_Problem to work on_
Return each line of the material verbatim.

[Start of Recorded information]

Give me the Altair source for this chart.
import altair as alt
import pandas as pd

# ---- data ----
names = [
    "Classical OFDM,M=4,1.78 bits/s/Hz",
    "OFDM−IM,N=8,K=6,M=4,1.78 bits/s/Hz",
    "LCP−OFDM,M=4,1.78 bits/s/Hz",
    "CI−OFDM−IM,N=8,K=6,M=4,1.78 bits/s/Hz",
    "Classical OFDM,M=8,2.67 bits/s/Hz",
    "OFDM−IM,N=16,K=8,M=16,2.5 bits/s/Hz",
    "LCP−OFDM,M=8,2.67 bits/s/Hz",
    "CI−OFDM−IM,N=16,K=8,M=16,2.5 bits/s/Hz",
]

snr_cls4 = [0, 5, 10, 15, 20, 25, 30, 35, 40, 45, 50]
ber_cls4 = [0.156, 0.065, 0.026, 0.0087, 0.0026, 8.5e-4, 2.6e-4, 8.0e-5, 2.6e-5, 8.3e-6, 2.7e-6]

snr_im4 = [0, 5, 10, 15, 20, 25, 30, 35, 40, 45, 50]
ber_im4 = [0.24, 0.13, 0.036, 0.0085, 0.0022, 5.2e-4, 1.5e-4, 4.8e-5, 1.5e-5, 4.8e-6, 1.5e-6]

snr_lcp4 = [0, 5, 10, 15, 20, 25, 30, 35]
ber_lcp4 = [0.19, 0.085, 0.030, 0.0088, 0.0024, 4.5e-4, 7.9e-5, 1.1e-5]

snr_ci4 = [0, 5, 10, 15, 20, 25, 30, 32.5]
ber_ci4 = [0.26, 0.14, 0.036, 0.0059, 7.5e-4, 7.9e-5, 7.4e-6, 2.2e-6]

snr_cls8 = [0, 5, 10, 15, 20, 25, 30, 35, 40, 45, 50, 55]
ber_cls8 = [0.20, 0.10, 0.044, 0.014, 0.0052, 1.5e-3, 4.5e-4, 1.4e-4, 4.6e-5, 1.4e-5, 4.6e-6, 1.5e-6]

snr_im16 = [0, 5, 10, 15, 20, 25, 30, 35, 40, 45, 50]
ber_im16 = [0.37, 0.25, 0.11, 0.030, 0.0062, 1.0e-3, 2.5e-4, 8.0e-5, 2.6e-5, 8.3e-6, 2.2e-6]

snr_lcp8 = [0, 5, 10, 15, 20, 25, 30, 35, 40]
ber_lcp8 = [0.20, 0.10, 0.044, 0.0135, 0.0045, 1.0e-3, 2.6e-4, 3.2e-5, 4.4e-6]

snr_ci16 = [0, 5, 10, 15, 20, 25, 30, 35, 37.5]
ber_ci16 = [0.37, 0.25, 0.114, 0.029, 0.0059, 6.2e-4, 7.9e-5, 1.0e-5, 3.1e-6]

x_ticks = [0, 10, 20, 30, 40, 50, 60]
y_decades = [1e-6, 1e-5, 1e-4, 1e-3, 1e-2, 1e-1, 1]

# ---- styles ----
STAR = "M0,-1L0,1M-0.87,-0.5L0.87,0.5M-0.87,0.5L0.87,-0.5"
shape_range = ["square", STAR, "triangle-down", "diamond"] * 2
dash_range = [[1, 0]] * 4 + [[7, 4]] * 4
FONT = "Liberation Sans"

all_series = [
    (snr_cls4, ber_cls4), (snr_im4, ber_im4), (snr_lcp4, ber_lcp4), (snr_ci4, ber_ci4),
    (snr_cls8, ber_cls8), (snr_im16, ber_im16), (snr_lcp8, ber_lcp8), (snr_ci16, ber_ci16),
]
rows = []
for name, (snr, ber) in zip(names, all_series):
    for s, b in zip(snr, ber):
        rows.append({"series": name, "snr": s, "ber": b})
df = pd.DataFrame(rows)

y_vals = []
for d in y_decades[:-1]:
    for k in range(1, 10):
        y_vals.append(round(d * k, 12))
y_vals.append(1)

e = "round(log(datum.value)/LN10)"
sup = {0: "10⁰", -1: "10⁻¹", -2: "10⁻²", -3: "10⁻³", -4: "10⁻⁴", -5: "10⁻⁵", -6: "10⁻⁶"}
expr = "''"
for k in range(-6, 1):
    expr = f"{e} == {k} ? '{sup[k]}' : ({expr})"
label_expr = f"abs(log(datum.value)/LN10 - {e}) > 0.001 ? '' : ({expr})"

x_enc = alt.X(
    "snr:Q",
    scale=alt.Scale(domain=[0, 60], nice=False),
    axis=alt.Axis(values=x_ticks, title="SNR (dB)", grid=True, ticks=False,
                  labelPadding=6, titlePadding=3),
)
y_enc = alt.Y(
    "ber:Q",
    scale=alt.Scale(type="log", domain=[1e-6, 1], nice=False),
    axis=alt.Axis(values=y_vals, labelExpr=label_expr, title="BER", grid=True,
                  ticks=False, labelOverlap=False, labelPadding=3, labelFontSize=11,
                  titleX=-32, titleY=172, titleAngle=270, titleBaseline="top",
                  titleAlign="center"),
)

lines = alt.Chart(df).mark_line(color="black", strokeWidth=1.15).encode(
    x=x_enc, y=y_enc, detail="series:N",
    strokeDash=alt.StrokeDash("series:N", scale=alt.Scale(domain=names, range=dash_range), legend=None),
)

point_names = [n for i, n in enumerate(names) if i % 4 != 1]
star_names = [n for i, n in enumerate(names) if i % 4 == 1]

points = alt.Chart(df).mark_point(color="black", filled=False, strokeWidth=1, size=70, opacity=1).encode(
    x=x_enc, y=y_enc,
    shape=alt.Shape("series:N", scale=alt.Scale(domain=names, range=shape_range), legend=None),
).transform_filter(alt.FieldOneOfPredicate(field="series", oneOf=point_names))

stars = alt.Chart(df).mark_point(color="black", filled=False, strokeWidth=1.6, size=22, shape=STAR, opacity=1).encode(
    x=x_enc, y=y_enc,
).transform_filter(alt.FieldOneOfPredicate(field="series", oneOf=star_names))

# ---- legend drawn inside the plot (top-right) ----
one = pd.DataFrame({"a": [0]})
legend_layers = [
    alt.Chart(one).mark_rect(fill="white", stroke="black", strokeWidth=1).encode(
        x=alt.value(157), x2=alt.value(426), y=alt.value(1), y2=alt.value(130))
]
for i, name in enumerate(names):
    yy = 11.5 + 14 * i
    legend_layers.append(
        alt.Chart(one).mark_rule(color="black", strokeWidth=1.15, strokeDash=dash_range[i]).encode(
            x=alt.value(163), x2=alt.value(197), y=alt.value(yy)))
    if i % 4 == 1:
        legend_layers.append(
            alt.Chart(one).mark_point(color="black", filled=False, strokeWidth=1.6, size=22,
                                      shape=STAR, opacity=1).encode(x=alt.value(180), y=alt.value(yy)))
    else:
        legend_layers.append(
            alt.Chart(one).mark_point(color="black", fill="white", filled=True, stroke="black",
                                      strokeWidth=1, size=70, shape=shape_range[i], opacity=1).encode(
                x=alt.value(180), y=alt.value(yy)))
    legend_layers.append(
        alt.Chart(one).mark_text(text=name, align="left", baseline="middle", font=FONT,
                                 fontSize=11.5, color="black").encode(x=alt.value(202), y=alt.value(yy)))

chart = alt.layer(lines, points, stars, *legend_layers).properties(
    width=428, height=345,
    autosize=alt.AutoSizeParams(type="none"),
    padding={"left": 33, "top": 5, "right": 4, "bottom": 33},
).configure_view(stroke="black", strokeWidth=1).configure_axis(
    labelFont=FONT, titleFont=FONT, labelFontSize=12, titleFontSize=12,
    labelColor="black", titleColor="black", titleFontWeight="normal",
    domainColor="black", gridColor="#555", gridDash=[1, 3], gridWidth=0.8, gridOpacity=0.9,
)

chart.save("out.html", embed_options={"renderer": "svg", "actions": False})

[End of Recorded information]

_Task result_
Give me the Altair source for this chart.
import altair as alt
import pandas as pd

# ---- data ----
names = [
    "Classical OFDM,M=4,1.78 bits/s/Hz",
    "OFDM−IM,N=8,K=6,M=4,1.78 bits/s/Hz",
    "LCP−OFDM,M=4,1.78 bits/s/Hz",
    "CI−OFDM−IM,N=8,K=6,M=4,1.78 bits/s/Hz",
    "Classical OFDM,M=8,2.67 bits/s/Hz",
    "OFDM−IM,N=16,K=8,M=16,2.5 bits/s/Hz",
    "LCP−OFDM,M=8,2.67 bits/s/Hz",
    "CI−OFDM−IM,N=16,K=8,M=16,2.5 bits/s/Hz",
]

snr_cls4 = [0, 5, 10, 15, 20, 25, 30, 35, 40, 45, 50]
ber_cls4 = [0.156, 0.065, 0.026, 0.0087, 0.0026, 8.5e-4, 2.6e-4, 8.0e-5, 2.6e-5, 8.3e-6, 2.7e-6]

snr_im4 = [0, 5, 10, 15, 20, 25, 30, 35, 40, 45, 50]
ber_im4 = [0.24, 0.13, 0.036, 0.0085, 0.0022, 5.2e-4, 1.5e-4, 4.8e-5, 1.5e-5, 4.8e-6, 1.5e-6]

snr_lcp4 = [0, 5, 10, 15, 20, 25, 30, 35]
ber_lcp4 = [0.19, 0.085, 0.030, 0.0088, 0.0024, 4.5e-4, 7.9e-5, 1.1e-5]

snr_ci4 = [0, 5, 10, 15, 20, 25, 30, 32.5]
ber_ci4 = [0.26, 0.14, 0.036, 0.0059, 7.5e-4, 7.9e-5, 7.4e-6, 2.2e-6]

snr_cls8 = [0, 5, 10, 15, 20, 25, 30, 35, 40, 45, 50, 55]
ber_cls8 = [0.20, 0.10, 0.044, 0.014, 0.0052, 1.5e-3, 4.5e-4, 1.4e-4, 4.6e-5, 1.4e-5, 4.6e-6, 1.5e-6]

snr_im16 = [0, 5, 10, 15, 20, 25, 30, 35, 40, 45, 50]
ber_im16 = [0.37, 0.25, 0.11, 0.030, 0.0062, 1.0e-3, 2.5e-4, 8.0e-5, 2.6e-5, 8.3e-6, 2.2e-6]

snr_lcp8 = [0, 5, 10, 15, 20, 25, 30, 35, 40]
ber_lcp8 = [0.20, 0.10, 0.044, 0.0135, 0.0045, 1.0e-3, 2.6e-4, 3.2e-5, 4.4e-6]

snr_ci16 = [0, 5, 10, 15, 20, 25, 30, 35, 37.5]
ber_ci16 = [0.37, 0.25, 0.114, 0.029, 0.0059, 6.2e-4, 7.9e-5, 1.0e-5, 3.1e-6]

x_ticks = [0, 10, 20, 30, 40, 50, 60]
y_decades = [1e-6, 1e-5, 1e-4, 1e-3, 1e-2, 1e-1, 1]

# ---- styles ----
STAR = "M0,-1L0,1M-0.87,-0.5L0.87,0.5M-0.87,0.5L0.87,-0.5"
shape_range = ["square", STAR, "triangle-down", "diamond"] * 2
dash_range = [[1, 0]] * 4 + [[7, 4]] * 4
FONT = "Liberation Sans"

all_series = [
    (snr_cls4, ber_cls4), (snr_im4, ber_im4), (snr_lcp4, ber_lcp4), (snr_ci4, ber_ci4),
    (snr_cls8, ber_cls8), (snr_im16, ber_im16), (snr_lcp8, ber_lcp8), (snr_ci16, ber_ci16),
]
rows = []
for name, (snr, ber) in zip(names, all_series):
    for s, b in zip(snr, ber):
        rows.append({"series": name, "snr": s, "ber": b})
df = pd.DataFrame(rows)

y_vals = []
for d in y_decades[:-1]:
    for k in range(1, 10):
        y_vals.append(round(d * k, 12))
y_vals.append(1)

e = "round(log(datum.value)/LN10)"
sup = {0: "10⁰", -1: "10⁻¹", -2: "10⁻²", -3: "10⁻³", -4: "10⁻⁴", -5: "10⁻⁵", -6: "10⁻⁶"}
expr = "''"
for k in range(-6, 1):
    expr = f"{e} == {k} ? '{sup[k]}' : ({expr})"
label_expr = f"abs(log(datum.value)/LN10 - {e}) > 0.001 ? '' : ({expr})"

x_enc = alt.X(
    "snr:Q",
    scale=alt.Scale(domain=[0, 60], nice=False),
    axis=alt.Axis(values=x_ticks, title="SNR (dB)", grid=True, ticks=False,
                  labelPadding=6, titlePadding=3),
)
y_enc = alt.Y(
    "ber:Q",
    scale=alt.Scale(type="log", domain=[1e-6, 1], nice=False),
    axis=alt.Axis(values=y_vals, labelExpr=label_expr, title="BER", grid=True,
                  ticks=False, labelOverlap=False, labelPadding=3, labelFontSize=11,
                  titleX=-32, titleY=172, titleAngle=270, titleBaseline="top",
                  titleAlign="center"),
)

lines = alt.Chart(df).mark_line(color="black", strokeWidth=1.15).encode(
    x=x_enc, y=y_enc, detail="series:N",
    strokeDash=alt.StrokeDash("series:N", scale=alt.Scale(domain=names, range=dash_range), legend=None),
)

point_names = [n for i, n in enumerate(names) if i % 4 != 1]
star_names = [n for i, n in enumerate(names) if i % 4 == 1]

points = alt.Chart(df).mark_point(color="black", filled=False, strokeWidth=1, size=70, opacity=1).encode(
    x=x_enc, y=y_enc,
    shape=alt.Shape("series:N", scale=alt.Scale(domain=names, range=shape_range), legend=None),
).transform_filter(alt.FieldOneOfPredicate(field="series", oneOf=point_names))

stars = alt.Chart(df).mark_point(color="black", filled=False, strokeWidth=1.6, size=22, shape=STAR, opacity=1).encode(
    x=x_enc, y=y_enc,
).transform_filter(alt.FieldOneOfPredicate(field="series", oneOf=star_names))

# ---- legend drawn inside the plot (top-right) ----
one = pd.DataFrame({"a": [0]})
legend_layers = [
    alt.Chart(one).mark_rect(fill="white", stroke="black", strokeWidth=1).encode(
        x=alt.value(157), x2=alt.value(426), y=alt.value(1), y2=alt.value(130))
]
for i, name in enumerate(names):
    yy = 11.5 + 14 * i
    legend_layers.append(
        alt.Chart(one).mark_rule(color="black", strokeWidth=1.15, strokeDash=dash_range[i]).encode(
            x=alt.value(163), x2=alt.value(197), y=alt.value(yy)))
    if i % 4 == 1:
        legend_layers.append(
            alt.Chart(one).mark_point(color="black", filled=False, strokeWidth=1.6, size=22,
                                      shape=STAR, opacity=1).encode(x=alt.value(180), y=alt.value(yy)))
    else:
        legend_layers.append(
            alt.Chart(one).mark_point(color="black", fill="white", filled=True, stroke="black",
                                      strokeWidth=1, size=70, shape=shape_range[i], opacity=1).encode(
                x=alt.value(180), y=alt.value(yy)))
    legend_layers.append(
        alt.Chart(one).mark_text(text=name, align="left", baseline="middle", font=FONT,
                                 fontSize=11.5, color="black").encode(x=alt.value(202), y=alt.value(yy)))

chart = alt.layer(lines, points, stars, *legend_layers).properties(
    width=428, height=345,
    autosize=alt.AutoSizeParams(type="none"),
    padding={"left": 33, "top": 5, "right": 4, "bottom": 33},
).configure_view(stroke="black", strokeWidth=1).configure_axis(
    labelFont=FONT, titleFont=FONT, labelFontSize=12, titleFontSize=12,
    labelColor="black", titleColor="black", titleFontWeight="normal",
    domainColor="black", gridColor="#555", gridDash=[1, 3], gridWidth=0.8, gridOpacity=0.9,
)

chart.save("out.html", embed_options={"renderer": "svg", "actions": False})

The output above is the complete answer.